Liverpool’s turn: Rodgers’ meeting with players evidence club is in ‘crisis’

Meetings. In the world you and I likely inhabit, they’re a chance to drink coffee, eat cookies and waste a couple of hours accomplishing nothing while everyone tells each other it’s great to have decided on a way forward. Which will then get totally changed later on by someone’s arbitrary email, necessitating another meeting and more cookies. Repeat at least weekly for several years, until fired or retired.

Sometimes there are sandwiches. Which can be quite exciting.

Not in soccer, though, because reports about “meetings” almost always have the word “crisis” bolted on to the front. Pretty much any time we hear about a manager gathering his players to talk to them, it’s going to be a “crisis meeting.” Possibly a “showdown.” Meetings are never good or routine.

Take the chat Liverpool boss Brendan Rodgers had in the wake of his side’s thrashing by Arsenal, which came in the wake of its loss to Manchester United. Liverpool is now level on points in the EPL standings with Tottenham, which is rarely good news at this time of year for a team with Champions League ambitions.

“The Anfield boss called a meeting after training at Melwood yesterday and accused several players of not playing for him. Some senior players spoke up angrily against Rodgers as they were left incensed at the accusation. Some have been left disaffected in recent weeks and now Rodgers is facing the biggest test of his reign at Anfield,” reports the Mirror, leaving unanswered the burning questions, such as whether Rodgers used a flowchart, if there was a slight delay at the start because the room was double-booked, and why isn’t the projector working?

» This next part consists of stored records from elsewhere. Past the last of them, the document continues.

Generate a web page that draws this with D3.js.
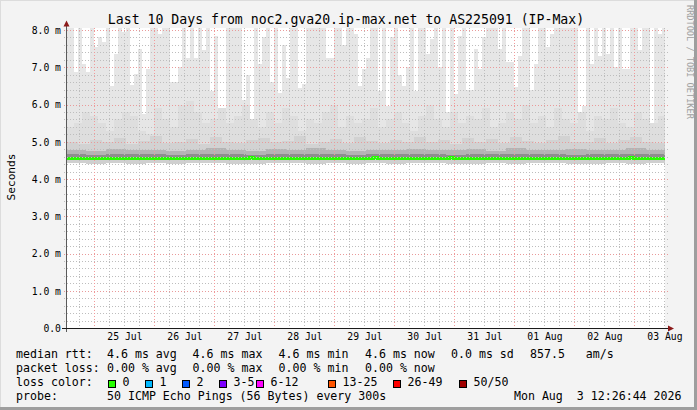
<!DOCTYPE html>
<html><head><meta charset="utf-8">
<script src="https://cdn.jsdelivr.net/npm/d3@7"></script>
<style>
html,body{margin:0;padding:0;background:#f3f3f3;overflow:hidden}
text{font-family:"DejaVu Sans Mono",monospace}
</style>
</head><body><svg id="c" width="697" height="410"></svg>
<script>
// ---------- data ----------
const title = "Last 10 Days from noc2.gva20.ip-max.net to AS225091 (IP-Max)";
const yAxisLabel = "Seconds";
const watermark = "RRDTOOL / TOBI OETIKER";
const endTime = Date.UTC(2026, 7, 3, 12, 26, 44);
const spanDays = 10;
const yTickValues = [0, 1, 2, 3, 4, 5, 6, 7, 8];
const yTickLabels = ["0.0", "1.0 m", "2.0 m", "3.0 m", "4.0 m", "5.0 m", "6.0 m", "7.0 m", "8.0 m"];
const xTickLabels = ["25 Jul", "26 Jul", "27 Jul", "28 Jul", "29 Jul", "30 Jul", "31 Jul", "01 Aug", "02 Aug", "03 Aug"];

// median rtt (ms), 150 buckets
const medianRtt = [
4.56,4.56,4.56,4.56,4.56,4.56,4.56,4.56,4.56,4.56,4.56,4.56,4.56,4.56,4.56,4.56,4.56,4.56,4.56,4.56,
4.56,4.56,4.56,4.56,4.56,4.56,4.56,4.56,4.56,4.56,4.56,4.56,4.56,4.56,4.56,4.56,4.56,4.56,4.56,4.56,
4.56,4.56,4.56,4.56,4.56,4.56,4.59,4.56,4.56,4.56,4.56,4.56,4.56,4.56,4.56,4.56,4.56,4.56,4.56,4.56,
4.56,4.56,4.56,4.56,4.56,4.56,4.56,4.56,4.56,4.56,4.56,4.56,4.56,4.56,4.56,4.56,4.56,4.59,4.56,4.56,
4.56,4.56,4.56,4.56,4.56,4.56,4.56,4.56,4.56,4.56,4.56,4.56,4.56,4.56,4.56,4.56,4.59,4.56,4.56,4.56,
4.56,4.56,4.56,4.56,4.56,4.56,4.56,4.56,4.56,4.56,4.56,4.56,4.56,4.56,4.56,4.56,4.56,4.56,4.56,4.56,
4.56,4.56,4.56,4.56,4.56,4.56,4.56,4.56,4.56,4.56,4.56,4.56,4.56,4.56,4.56,4.56,4.56,4.56,4.56,4.56,
4.56,4.59,4.56,4.56,4.56,4.56,4.56,4.56,4.56,4.56];

// smoke: max rtt per bucket (ms), 150 buckets (>= 8.05 = off the top)
const smokeMax = [
8.05,8.05,6.88,8.05,7.1,6.86,8.05,7.55,7.8,7.68,8.05,6.5,7.35,8.05,7.95,8.05,6.52,6.83,7.5,5.75,
6.95,8.05,8.05,7.9,8.05,8.05,6.6,6.6,7.0,8.05,7.25,8.05,7.25,8.05,7.45,8.05,6.35,7.85,5.67,5.8,
8.05,8.05,8.05,8.05,6.12,6.8,5.55,8.05,7.1,7.8,8.05,6.6,8.05,6.3,7.6,6.7,8.05,8.05,6.45,6.55,
8.05,8.05,8.05,8.05,8.05,7.25,7.25,8.05,8.05,7.6,8.05,8.05,7.9,6.5,6.95,7.24,8.05,8.05,6.35,8.05,
5.95,7.8,8.05,6.8,6.5,7.0,8.05,6.35,8.05,8.05,7.35,7.75,8.05,7.0,8.05,5.8,8.05,6.28,7.85,8.05,
6.4,6.4,7.5,6.95,7.8,8.05,8.05,8.05,7.5,8.05,7.15,7.15,6.48,7.3,8.05,8.05,6.4,7.1,8.05,8.05,
7.55,7.9,8.05,8.05,8.05,8.05,8.05,8.05,5.63,5.97,8.05,7.1,8.05,7.3,8.05,7.35,8.05,7.0,8.05,6.95,
6.95,8.05,8.05,7.45,8.05,8.05,5.4,8.05,7.9,8.05];

// smoke: upper light-grey level, 75 buckets
const smokeUpper = [
5.4,5.5,5.8,5.7,5.5,5.3,5.6,5.8,5.7,5.3,5.2,5.9,5.6,5.4,6.0,6.1,5.8,5.5,5.6,5.9,
5.5,5.7,6.0,5.6,5.4,5.8,5.5,5.9,5.7,5.3,5.6,5.5,5.8,6.0,5.4,5.7,5.5,5.6,5.9,5.4,
5.6,5.8,5.5,5.3,5.7,6.0,5.6,5.4,5.8,5.5,5.7,5.6,5.9,5.4,5.5,5.8,5.6,6.0,5.5,5.7,
5.4,5.9,5.6,5.5,5.8,5.3,5.7,5.6,5.9,5.5,5.4,5.8,5.6,5.5,5.7];

// smoke: mid-grey level, 50 buckets
const smokeMid = [
5.00,4.95,5.05,4.98,5.10,4.95,5.02,5.15,4.97,5.00,5.08,4.94,5.12,5.00,4.96,5.05,5.10,4.98,5.03,5.16,
4.95,5.00,5.08,4.97,5.12,5.02,4.96,5.06,5.00,5.14,4.98,5.04,4.95,5.10,5.00,5.07,4.97,5.12,5.02,4.96,
5.05,5.15,4.98,5.00,5.09,4.96,5.04,5.12,5.00,4.97];

// smoke: dense bands just above the median, 30 buckets
const smokeDense = [
4.78,4.76,4.81,4.77,4.79,4.75,4.78,4.82,4.77,4.76,4.80,4.77,4.83,4.78,4.76,
4.79,4.78,4.81,4.77,4.78,4.80,4.76,4.82,4.78,4.77,4.81,4.77,4.79,4.83,4.78];
const smokeCore = [
4.66,4.65,4.67,4.66,4.68,4.65,4.66,4.67,4.66,4.65,4.68,4.66,4.67,4.66,4.65,
4.67,4.66,4.68,4.66,4.65,4.67,4.66,4.68,4.66,4.67,4.65,4.66,4.68,4.67,4.66];
// smoke: min rtt, 30 buckets
const smokeMin = [
4.42,4.41,4.43,4.40,4.42,4.41,4.42,4.43,4.40,4.41,4.42,4.42,4.41,4.43,4.40,
4.42,4.41,4.42,4.43,4.41,4.40,4.42,4.41,4.43,4.42,4.40,4.41,4.42,4.41,4.42];

// legend
const medianStats = ["4.6 ms avg", "4.6 ms max", "4.6 ms min", "4.6 ms now", "0.0 ms sd", "857.5", "am/s"];
const lossStats = ["0.00 % avg", "0.00 % max", "0.00 % min", "0.00 % now"];
const lossLabels = ["0", "1", "2", "3-5", "6-12", "13-25", "26-49", "50/50"];
const lossColors = ["#26ff00", "#00b8ff", "#0059ff", "#7e00ff", "#ff00ff", "#ff5500", "#ff0000", "#a10000"];
const probeText = "50 ICMP Echo Pings (56 Bytes) every 300s";
const dateText = "Mon Aug  3 12:26:44 2026";

// ---------- layout ----------
const W = 697, H = 410;
const PL = 67, PR = 665, PT = 28, PB = 328;
const svg = d3.select("#c");
const startTime = endTime - spanDays * 864e5;

const x = d3.scaleUtc().domain([new Date(startTime), new Date(endTime)]).range([65.5, 665.5]);
const y = d3.scaleLinear().domain([0, 8]).range([328, 30]);

// background + border
svg.append("rect").attr("width", W).attr("height", H).attr("fill", "#f3f3f3");
svg.append("rect").attr("x", 0).attr("y", 0).attr("width", W).attr("height", 1).attr("fill", "#dcdcdc");
svg.append("rect").attr("x", 0).attr("y", 0).attr("width", 1).attr("height", H).attr("fill", "#dcdcdc");
svg.append("rect").attr("x", W - 3).attr("y", 0).attr("width", 3).attr("height", H).attr("fill", "#9e9e9e");
svg.append("rect").attr("x", 0).attr("y", H - 3).attr("width", W).attr("height", 3).attr("fill", "#9e9e9e");

// plot background
svg.append("rect").attr("x", PL).attr("y", PT).attr("width", PR - PL).attr("height", PB - PT).attr("fill", "#ffffff");

svg.append("clipPath").attr("id", "plotclip").append("rect")
  .attr("x", PL).attr("y", PT).attr("width", PR - PL).attr("height", PB - PT);
const plot = svg.append("g").attr("clip-path", "url(#plotclip)");

function stepPoints(arr) {
  const n = arr.length, step = (endTime - startTime) / n;
  const pts = arr.map((v, i) => ({t: startTime + i * step, v}));
  pts.push({t: endTime + 1, v: arr[n - 1]});
  return pts;
}
function layer(arr, base, color) {
  const a = d3.area().curve(d3.curveStepAfter)
    .x(d => x(new Date(d.t))).y0(y(base)).y1(d => y(Math.min(d.v, 8.06)));
  plot.append("path").datum(stepPoints(arr)).attr("d", a).attr("fill", color)
    .attr("shape-rendering", "crispEdges");
}
layer(smokeMax, 4.5, "#e6e6e6");
layer(smokeUpper, 4.5, "#dedede");
layer(smokeMid, 4.5, "#d2d2d2");
layer(smokeDense, 4.5, "#b4b4b4");
layer(smokeCore, 4.5, "#8e8e8e");
// lower part: min .. median
(function () {
  const ptsMin = stepPoints(smokeMin);
  const a = d3.area().curve(d3.curveStepAfter)
    .x(d => x(new Date(d.t))).y0(d => y(d.v)).y1(y(4.56));
  plot.append("path").datum(ptsMin).attr("d", a).attr("fill", "#cfcfcf").attr("shape-rendering", "crispEdges");
})();

// grid
const grid = svg.append("g");
const minorY = d3.range(1, 41).map(i => i * 0.2).filter(v => Math.abs(v - Math.round(v)) > 1e-6);
grid.selectAll(".gym").data(minorY).join("line")
  .attr("x1", 64).attr("x2", 668)
  .attr("y1", d => Math.round(y(d)) + 0.5).attr("y2", d => Math.round(y(d)) + 0.5)
  .attr("stroke", "#bdbdbd").attr("stroke-dasharray", "1,2");
const sixH = d3.utcHour.every(6).range(new Date(startTime), new Date(endTime + 1))
  .filter(d => d.getUTCHours() !== 0);
grid.selectAll(".gxm").data(sixH).join("line")
  .attr("x1", d => Math.round(x(d)) + 0.5).attr("x2", d => Math.round(x(d)) + 0.5)
  .attr("y1", PT).attr("y2", PB)
  .attr("stroke", "#bdbdbd").attr("stroke-dasharray", "1,2");
const days = d3.utcDay.range(new Date(startTime), new Date(endTime));
grid.selectAll(".gxM").data(days).join("line")
  .attr("x1", d => Math.round(x(d)) + 0.5).attr("x2", d => Math.round(x(d)) + 0.5)
  .attr("y1", PT).attr("y2", PB)
  .attr("stroke", "#f29a9a").attr("stroke-dasharray", "1,2");
grid.selectAll(".gyM").data(yTickValues.filter(v => v > 0)).join("line")
  .attr("x1", 64).attr("x2", 668)
  .attr("y1", d => Math.round(y(d)) + 0.5).attr("y2", d => Math.round(y(d)) + 0.5)
  .attr("stroke", "#e99a9a").attr("stroke-dasharray", "1,2");

// median line
const medPts = stepPoints(medianRtt);
plot.append("path").datum(medPts)
  .attr("d", d3.line().curve(d3.curveStepAfter).x(d => x(new Date(d.t))).y(d => y(d.v)))
  .attr("fill", "none").attr("stroke", lossColors[0]).attr("stroke-width", 3)
  .attr("shape-rendering", "crispEdges");

// axes lines and arrows
svg.append("line").attr("x1", 66.5).attr("x2", 66.5).attr("y1", 25).attr("y2", 332)
  .attr("stroke", "#5a5a5a");
svg.append("line").attr("x1", 62).attr("x2", 670).attr("y1", 328.5).attr("y2", 328.5)
  .attr("stroke", "#1a1a1a");
svg.append("path").attr("d", "M63.5,26.5 L66.5,20.5 L69.5,26.5 Z").attr("fill", "#8b1a1a");
svg.append("path").attr("d", "M668,325.5 L674,328.5 L668,331.5 Z").attr("fill", "#8b1a1a");

// y axis labels
const yAxis = d3.axisLeft(y).tickValues(yTickValues).tickSize(0).tickPadding(0)
  .tickFormat((d, i) => yTickLabels[i]);
const gy = svg.append("g").attr("transform", "translate(61,0)").call(yAxis);
gy.select(".domain").remove();
gy.selectAll("text").attr("font-family", "DejaVu Sans Mono").attr("font-size", 9.75)
  .attr("fill", "#000").attr("dy", "0.35em").attr("x", 0);

// x axis labels at noon
const parseDay = d3.utcParse("%d %b %Y %H");
const xTickDates = xTickLabels.map(s => parseDay(s + " 2026 12"));
const xAxis = d3.axisBottom(x).tickValues(xTickDates).tickSize(0).tickPadding(0)
  .tickFormat((d, i) => xTickLabels[i]);
const gx = svg.append("g").attr("transform", "translate(0,333)").call(xAxis);
gx.select(".domain").remove();
gx.selectAll("text").attr("font-family", "DejaVu Sans Mono").attr("font-size", 9.75)
  .attr("fill", "#000").attr("dy", "0.71em").attr("y", 0);

// title
svg.append("text").attr("x", 346).attr("y", 23.5).attr("text-anchor", "middle")
  .attr("font-size", 13.2).attr("fill", "#000").text(title);
// y label
svg.append("text").attr("transform", "translate(14.5,177) rotate(-90)").attr("text-anchor", "middle")
  .attr("font-size", 11.2).attr("fill", "#000").text(yAxisLabel);
// watermark
svg.append("text").attr("transform", "translate(686.5,5) rotate(90)")
  .attr("font-size", 8.6).attr("fill", "#a0a0a0").text(watermark);

// legend
const LF = 11.6;
const rowY = [358, 372, 386, 400];
const statX = [107, 192.6, 278.6, 365, 451, 530, 585.7];
const leg = svg.append("g").attr("font-size", LF).attr("fill", "#000");
leg.append("text").attr("x", 16).attr("y", rowY[0]).text("median rtt:");
leg.selectAll(".ms").data(medianStats).join("text")
  .attr("x", (d, i) => statX[i]).attr("y", rowY[0]).text(d => d);
leg.append("text").attr("x", 16).attr("y", rowY[1]).text("packet loss:");
leg.selectAll(".ls").data(lossStats).join("text")
  .attr("x", (d, i) => statX[i]).attr("y", rowY[1]).text(d => d);
leg.append("text").attr("x", 16).attr("y", rowY[2]).text("loss color:");
const boxX = [108.5, 145.5, 182.5, 219.5, 256.5, 328.5, 393.5, 459.5];
leg.selectAll(".lb").data(lossColors).join("rect")
  .attr("x", (d, i) => boxX[i]).attr("y", 380.5).attr("width", 7).attr("height", 7)
  .attr("fill", d => d).attr("stroke", "#000").attr("stroke-width", 1);
leg.selectAll(".lt").data(lossLabels).join("text")
  .attr("x", (d, i) => boxX[i] + 14).attr("y", rowY[2]).text(d => d);
leg.append("text").attr("x", 16).attr("y", rowY[3]).text("probe:");
leg.append("text").attr("x", 107).attr("y", rowY[3]).text(probeText);
leg.append("text").attr("x", 681.5).attr("y", rowY[3]).attr("text-anchor", "end")
  .attr("xml:space", "preserve").style("white-space", "pre").text(dateText);
</script>
</body></html>
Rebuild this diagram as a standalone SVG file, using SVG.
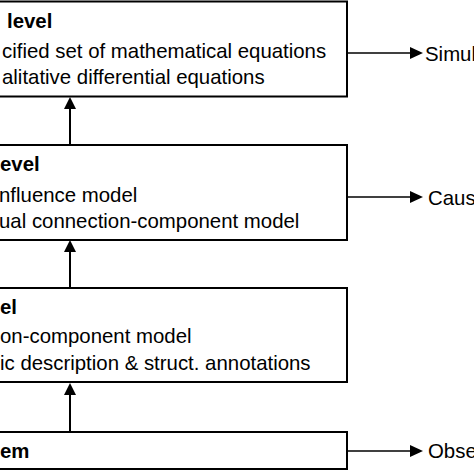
<svg xmlns="http://www.w3.org/2000/svg" width="474" height="474" viewBox="0 0 474 474">
<style>
.box{fill:#fff;stroke:#000;stroke-width:2}
.t{font-family:"Liberation Sans",Arial,sans-serif;font-size:20.4px;fill:#000}
.b{font-weight:bold}
.ln{stroke:#000;stroke-width:2;fill:none}
.hl{stroke:#000;stroke-width:1.6;fill:none}
</style>
<rect width="474" height="474" fill="#fff"/>
<g id="connectors">
<line class="ln" x1="70" y1="145" x2="70" y2="106"/>
<polygon points="70,97 64,109 76,109"/>
<line class="ln" x1="70" y1="288" x2="70" y2="249"/>
<polygon points="70,240 64,252 76,252"/>
<line class="ln" x1="70" y1="432" x2="70" y2="392"/>
<polygon points="70,383 64,395 76,395"/>
<line class="hl" x1="347" y1="53" x2="412" y2="53"/>
<polygon points="423,53 410,47 410,59"/>
<line class="hl" x1="347" y1="197" x2="412" y2="197"/>
<polygon points="423,197 410,191 410,203"/>
<line class="hl" x1="347" y1="451" x2="412" y2="451"/>
<polygon points="423,451 410,445 410,457"/>
</g>
<g id="node1">
<rect class="box" x="-10" y="1.5" width="357" height="95"/>
<text class="t b" x="7" y="28">level</text>
<text class="t" x="2" y="58">cified set of mathematical equations</text>
<text class="t" x="2" y="84">alitative differential equations</text>
</g>
<g id="node2">
<rect class="box" x="-10" y="145" width="357" height="95"/>
<text class="t b" x="0" y="171">evel</text>
<text class="t" x="-1" y="202">nfluence model</text>
<text class="t" x="-1" y="228">ual connection-component model</text>
</g>
<g id="node3">
<rect class="box" x="-10" y="288" width="357" height="94"/>
<text class="t b" x="0" y="314">el</text>
<text class="t" x="0" y="343">on-component model</text>
<text class="t" x="0" y="370">ic description &amp; struct. annotations</text>
</g>
<g id="node4">
<rect class="box" x="-10" y="432" width="357" height="37"/>
<text class="t b" x="0" y="458">em</text>
</g>
<g id="outputs">
<text class="t" x="425" y="61">Simul</text>
<text class="t" x="428" y="205">Caus</text>
<text class="t" x="428" y="458">Obse</text>
</g>
</svg>
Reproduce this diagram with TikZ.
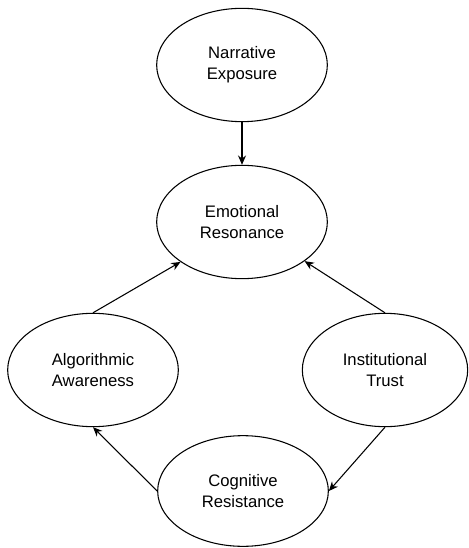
\documentclass[tikz,border=0pt]{standalone}
\usepackage{fontspec}
\setmainfont{Liberation Sans}
\usetikzlibrary{shapes.geometric,arrows.meta}

\begin{document}
\begin{tikzpicture}[x=0.75pt,y=-0.75pt,
    factor/.style={ellipse, draw, line width=0.8pt, inner sep=0pt,
        minimum width=128pt, minimum height=85pt, align=center,
        font=\fontsize{12.5}{15.5}\selectfont},
    link/.style={-{Stealth[length=7pt,width=6pt]}, line width=0.8pt}]
    \useasboundingbox (0,0) rectangle (468,548);

    \node[factor] (nexp) at (242,65) {Narrative\\Exposure};
    \node[factor] (emres) at (242,222) {Emotional\\Resonance};
    \node[factor] (algaw) at (93,370) {Algorithmic\\Awareness};
    \node[factor, minimum width=124pt] (insttr) at (385,370) {Institutional\\Trust};
    \node[factor, minimum height=83pt] (cogres) at (243,491) {Cognitive\\Resistance};

    \draw[link] (nexp) -- (emres);
    \draw[link] (algaw.north) -- (emres.213);
    \draw[link] (insttr.north) -- (emres.328);
    \draw[link] (insttr.south) -- (cogres.east);
    \draw[link] (cogres.west) -- (algaw.south);
\end{tikzpicture}
\end{document}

All pure nonsense, Rodgers replied today. He loves meetings; the team loves meetings; everyone loves meetings. They’re a chance for him to use corporate-speak; of course he relishes them. “We have lots of meetings here in terms of analyzing performance and it was no different to a whole host of meetings we have all year.

“Those meetings helped us recover from the bad start we had to win ten games out of 13. It was nothing really; it was just analyzing performance, analyzing where we are at and then feeding forward to the players,” he said according to a Press Association report on, which is now publishing news stories other than “top player does charity work,” “top player says everything is wonderful” and “Sepp Blatter saves kitten that got stuck in a cuckoo clock; in line for humanitarian of the year award”.